## Exercise goal
Scan the entries below. List each line with "that".

## Records
______________________________
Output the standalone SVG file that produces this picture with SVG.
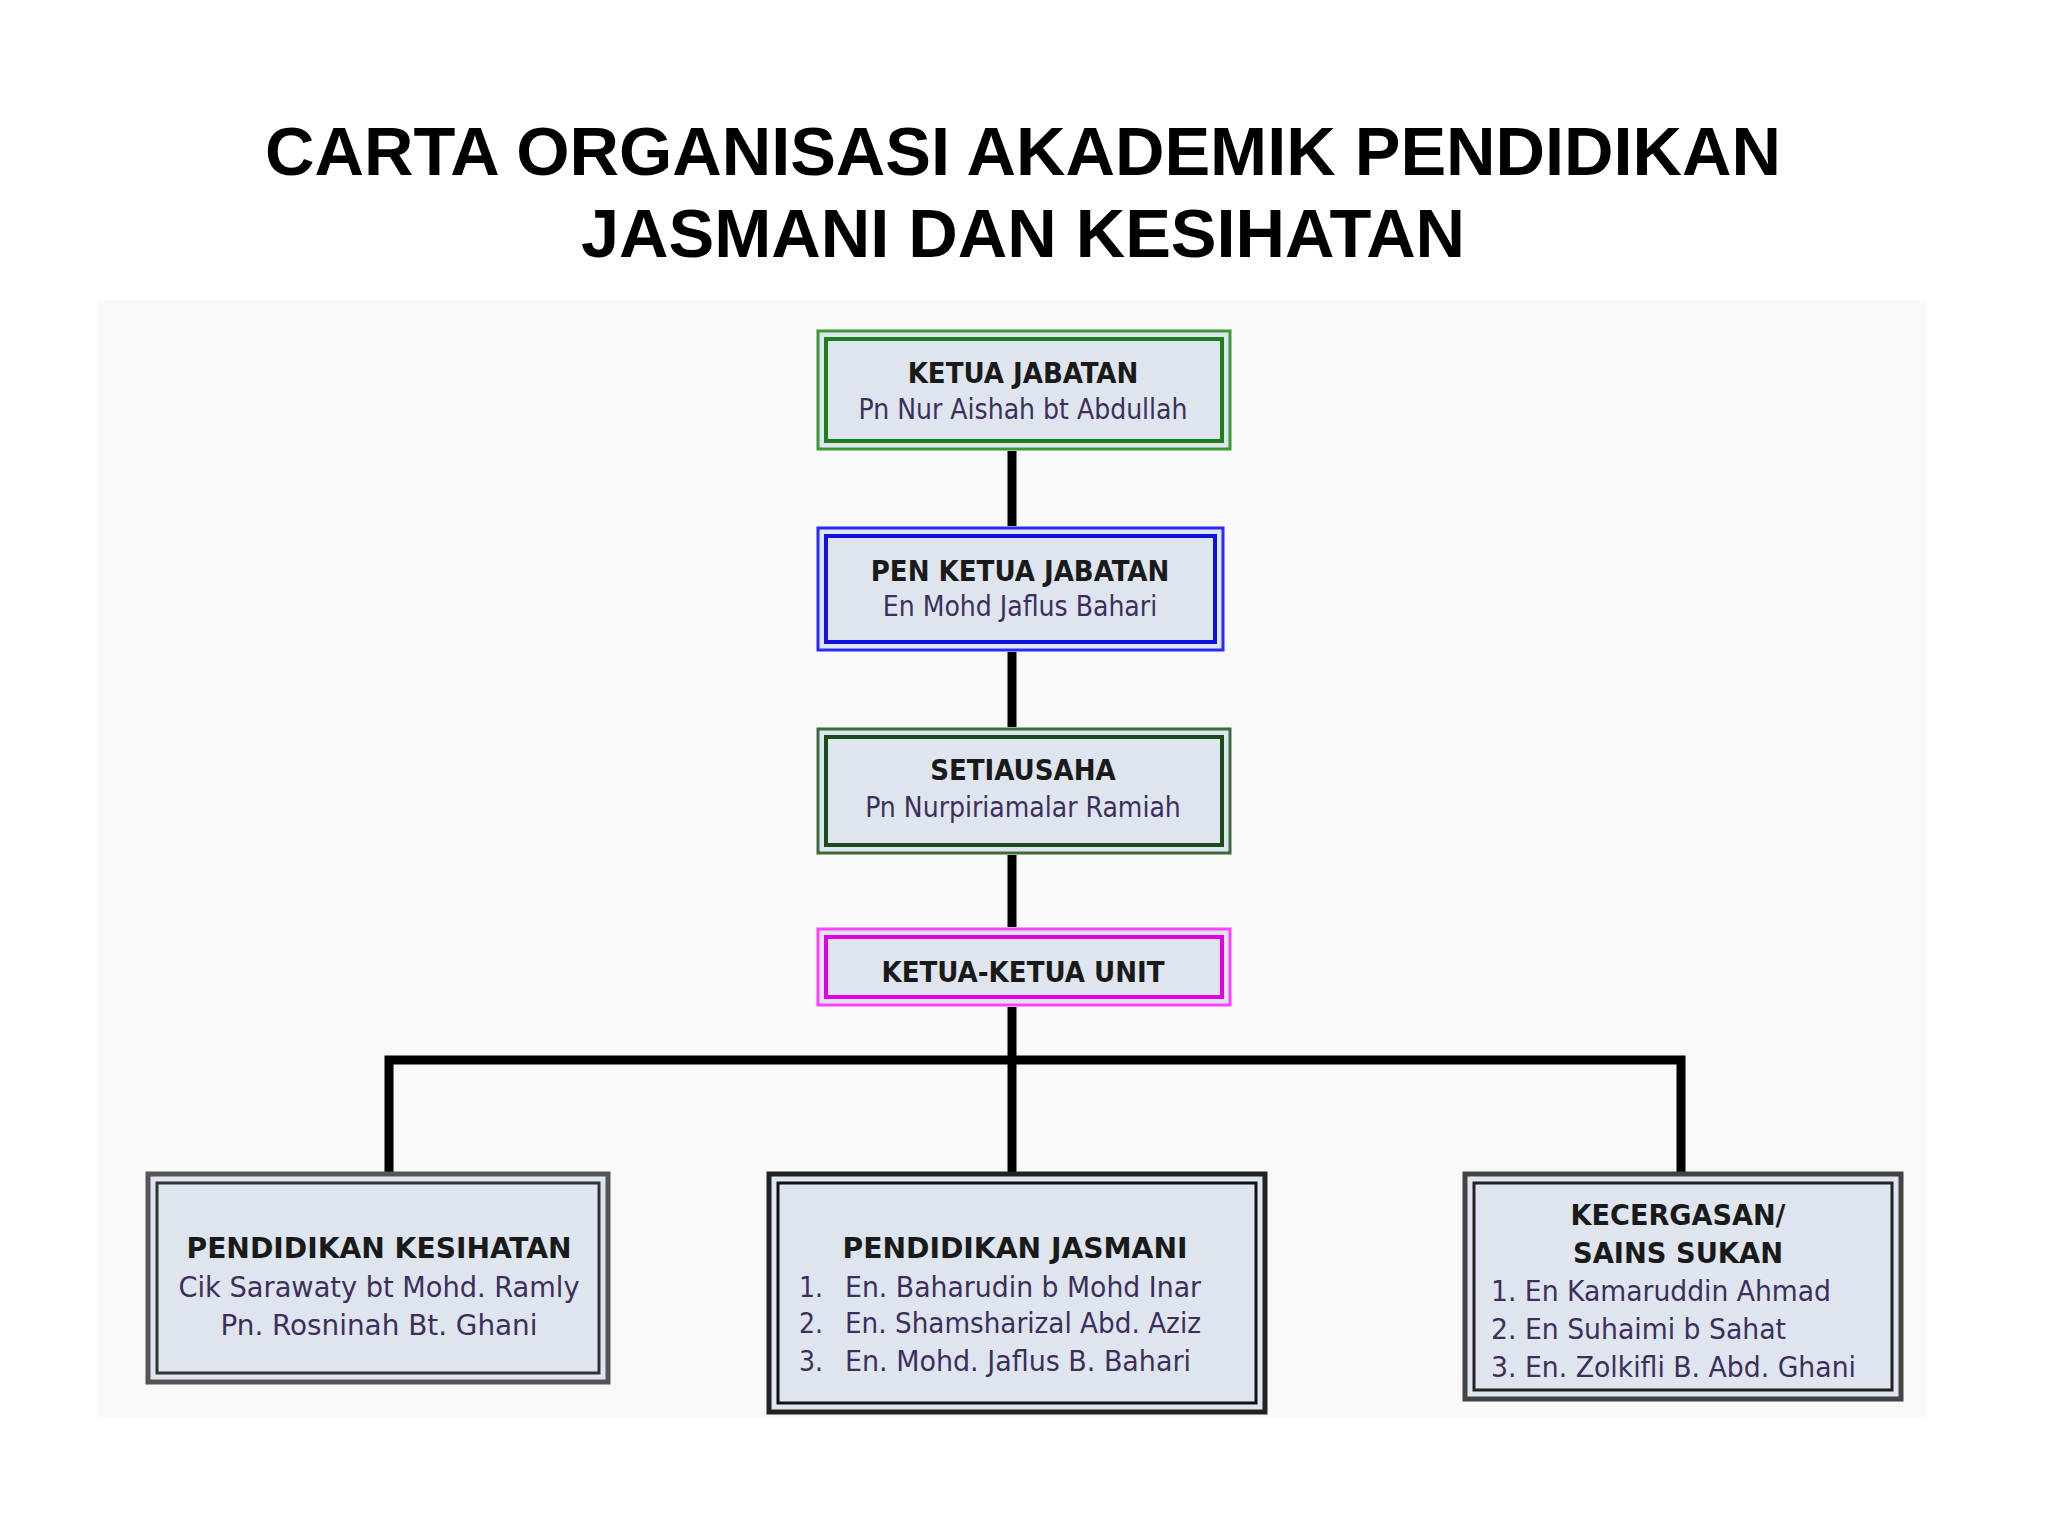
<svg xmlns="http://www.w3.org/2000/svg" width="2048" height="1536" viewBox="0 0 2048 1536">
<style>
.title{font-family:"Liberation Sans",Arial,sans-serif;font-weight:bold;font-size:68.5px;fill:#000;text-anchor:middle}
.h{font-family:"DejaVu Sans Condensed","DejaVu Sans",sans-serif;font-weight:bold;font-size:29px;fill:#1a1a1a;text-anchor:middle}
.n{font-family:"DejaVu Sans Condensed","DejaVu Sans",sans-serif;font-size:28px;fill:#3d2f5c;text-anchor:middle}
.s{font-family:"DejaVu Sans Condensed","DejaVu Sans",sans-serif;font-size:28px;fill:#3d2f5c}
.fill{fill:#dfe5ee}
.conn{stroke:#000;stroke-width:9;fill:none}
</style>
<rect width="2048" height="1536" fill="#fff"/>
<rect x="98" y="300" width="1828" height="1117" fill="#f9f9f9"/>
<text class="title" x="1023" y="175">CARTA ORGANISASI AKADEMIK PENDIDIKAN</text>
<text class="title" x="1023" y="257">JASMANI DAN KESIHATAN</text>
<g id="connectors">
<path class="conn" d="M1012 451V526M1012 652V727M1012 855V927M1012 1007V1172M389 1172V1060H1681V1172"/>
</g>
<g id="n1">
<rect x="818" y="331" width="412" height="118" class="fill" stroke="#3a9a3a" stroke-width="3"/>
<rect x="826" y="339" width="396" height="102" fill="none" stroke="#1e7e1e" stroke-width="4"/>
<text class="h" x="1023" y="383">KETUA JABATAN</text>
<text class="n" x="1023" y="419">Pn Nur Aishah bt  Abdullah</text>
</g>
<g id="n2">
<rect x="818" y="528" width="405" height="122" class="fill" stroke="#2a2aff" stroke-width="3"/>
<rect x="826" y="536" width="389" height="106" fill="none" stroke="#1010e0" stroke-width="4"/>
<text class="h" x="1020" y="581">PEN KETUA JABATAN</text>
<text class="n" x="1020" y="616">En Mohd Jaflus Bahari</text>
</g>
<g id="n3">
<rect x="818" y="729" width="412" height="124" class="fill" stroke="#3c6a3c" stroke-width="3"/>
<rect x="826" y="737" width="396" height="108" fill="none" stroke="#1c4a1c" stroke-width="4"/>
<text class="h" x="1023" y="780">SETIAUSAHA</text>
<text class="n" x="1023" y="817">Pn Nurpiriamalar Ramiah</text>
</g>
<g id="n4">
<rect x="818" y="929" width="412" height="76" class="fill" stroke="#ff40ff" stroke-width="3"/>
<rect x="826" y="937" width="396" height="60" fill="none" stroke="#e000e0" stroke-width="4"/>
<text class="h" x="1023" y="982">KETUA-KETUA UNIT</text>
</g>
<g id="n5">
<rect x="148" y="1174" width="460" height="208" class="fill" stroke="#555" stroke-width="5"/>
<rect x="157" y="1183" width="442" height="190" fill="none" stroke="#333" stroke-width="3"/>
<text class="h" x="379" y="1258" textLength="385" lengthAdjust="spacingAndGlyphs">PENDIDIKAN KESIHATAN</text>
<text class="n" x="379" y="1297" textLength="401" lengthAdjust="spacingAndGlyphs">Cik Sarawaty bt Mohd. Ramly</text>
<text class="n" x="379" y="1335" textLength="317" lengthAdjust="spacingAndGlyphs">Pn. Rosninah Bt. Ghani</text>
</g>
<g id="n6">
<rect x="769" y="1174" width="496" height="238" class="fill" stroke="#222" stroke-width="5"/>
<rect x="778" y="1183" width="478" height="220" fill="none" stroke="#111" stroke-width="3"/>
<text class="h" x="1015" y="1258" textLength="345" lengthAdjust="spacingAndGlyphs">PENDIDIKAN JASMANI</text>
<text class="s" x="799" y="1297">1.</text><text class="s" x="845" y="1297" textLength="356" lengthAdjust="spacingAndGlyphs">En. Baharudin b Mohd Inar</text>
<text class="s" x="799" y="1333">2.</text><text class="s" x="845" y="1333" textLength="356" lengthAdjust="spacingAndGlyphs">En. Shamsharizal Abd. Aziz</text>
<text class="s" x="799" y="1371">3.</text><text class="s" x="845" y="1371" textLength="346" lengthAdjust="spacingAndGlyphs">En. Mohd. Jaflus B. Bahari</text>
</g>
<g id="n7">
<rect x="1465" y="1174" width="436" height="225" class="fill" stroke="#444" stroke-width="5"/>
<rect x="1474" y="1183" width="418" height="207" fill="none" stroke="#222" stroke-width="3"/>
<text class="h" x="1678" y="1225" textLength="215" lengthAdjust="spacingAndGlyphs">KECERGASAN/</text>
<text class="h" x="1678" y="1263" textLength="210" lengthAdjust="spacingAndGlyphs">SAINS SUKAN</text>
<text class="s" x="1491" y="1301" textLength="340" lengthAdjust="spacingAndGlyphs">1. En Kamaruddin Ahmad</text>
<text class="s" x="1491" y="1339" textLength="295" lengthAdjust="spacingAndGlyphs">2. En Suhaimi b Sahat</text>
<text class="s" x="1491" y="1377" textLength="365" lengthAdjust="spacingAndGlyphs">3. En. Zolkifli B. Abd. Ghani</text>
</g>
</svg>
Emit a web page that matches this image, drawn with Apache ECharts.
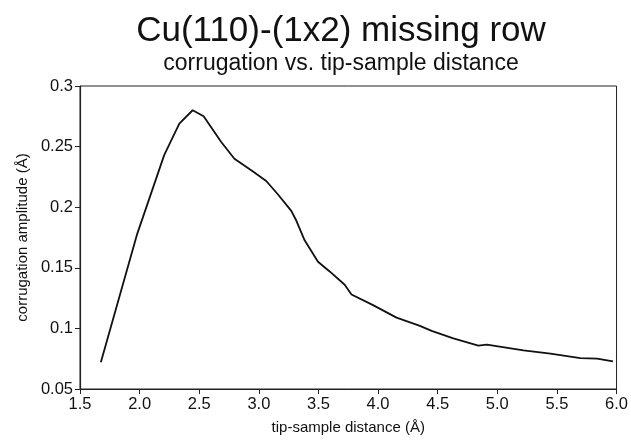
<!DOCTYPE html>
<html>
<head>
<meta charset="utf-8">
<script src="https://cdn.jsdelivr.net/npm/echarts@6/dist/echarts.min.js"></script>
<style>
  html, body { margin: 0; padding: 0; background: #fff; }
  #chart { width: 631px; height: 440px; }
</style>
</head>
<body>
<div id="chart"></div>
<script>
// tip-sample distance (Å)
const distance = [
  1.675, 1.98, 2.206, 2.333, 2.445, 2.537, 2.683, 2.795, 2.936, 3.062,
  3.159, 3.272, 3.314, 3.384, 3.496, 3.594, 3.72, 3.777, 3.958, 4.155,
  4.351, 4.449, 4.631, 4.841, 4.912, 5.22, 5.445, 5.697, 5.837, 5.97,
];
// corrugation amplitude (Å)
const amplitude = [
  0.072, 0.178, 0.243, 0.269, 0.280, 0.275, 0.254, 0.240, 0.2305, 0.2216,
  0.2107, 0.197, 0.189, 0.1727, 0.155, 0.147, 0.136, 0.128, 0.1192, 0.1089,
  0.1021, 0.098, 0.0918, 0.0858, 0.0867, 0.0818, 0.0791, 0.0755, 0.075, 0.0728,
];

const font = 'Liberation Sans, Arial, Helvetica, sans-serif';
const ink = '#111';

const chart = echarts.init(document.getElementById('chart'));
chart.setOption({
  backgroundColor: '#fff',
  animation: false,
  title: [
    {
      text: 'Cu(110)-(1x2) missing row',
      left: 336, top: 9, textAlign: 'center',
      textStyle: { fontFamily: font, fontSize: 35, fontWeight: 'normal', color: ink },
    },
    {
      text: 'corrugation vs. tip-sample distance',
      left: 336, top: 47, textAlign: 'center',
      textStyle: { fontFamily: font, fontSize: 23, fontWeight: 'normal', color: ink },
    },
  ],
  grid: {
    left: 80, top: 86, width: 537, height: 308,
    show: true, borderColor: '#222', borderWidth: 1, backgroundColor: 'transparent',
  },
  xAxis: {
    type: 'value', min: 1.5, max: 6, interval: 0.5,
    name: 'tip-sample distance (Å)', nameLocation: 'middle', nameGap: 31,
    nameTextStyle: { fontFamily: font, fontSize: 15, color: ink },
    axisLine: { lineStyle: { color: '#222', width: 1.2 } },
    axisTick: { length: 5, lineStyle: { color: '#222' } },
    axisLabel: { fontFamily: font, fontSize: 16.5, color: ink, margin: 7, formatter: v => v.toFixed(1) },
    splitLine: { show: false },
  },
  yAxis: {
    type: 'value', min: 0.05, max: 0.3, interval: 0.05,
    name: 'corrugation amplitude (Å)', nameLocation: 'middle', nameGap: 50,
    nameTextStyle: { fontFamily: font, fontSize: 15, color: ink },
    axisLine: { show: true, lineStyle: { color: '#222', width: 1.2 } },
    axisTick: { show: true, length: 5, lineStyle: { color: '#222' } },
    axisLabel: { fontFamily: font, fontSize: 16.5, color: ink, margin: 7 },
    splitLine: { show: false },
  },
  series: [{
    type: 'line',
    data: distance.map((d, i) => [d, amplitude[i]]),
    showSymbol: false,
    lineStyle: { color: ink, width: 1.8 },
  }],
});
</script>
</body>
</html>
______________________________
## Worked answer
Output the standalone SVG file that produces this picture with SVG.
Emit a web page that matches this image, drawn with Apache ECharts.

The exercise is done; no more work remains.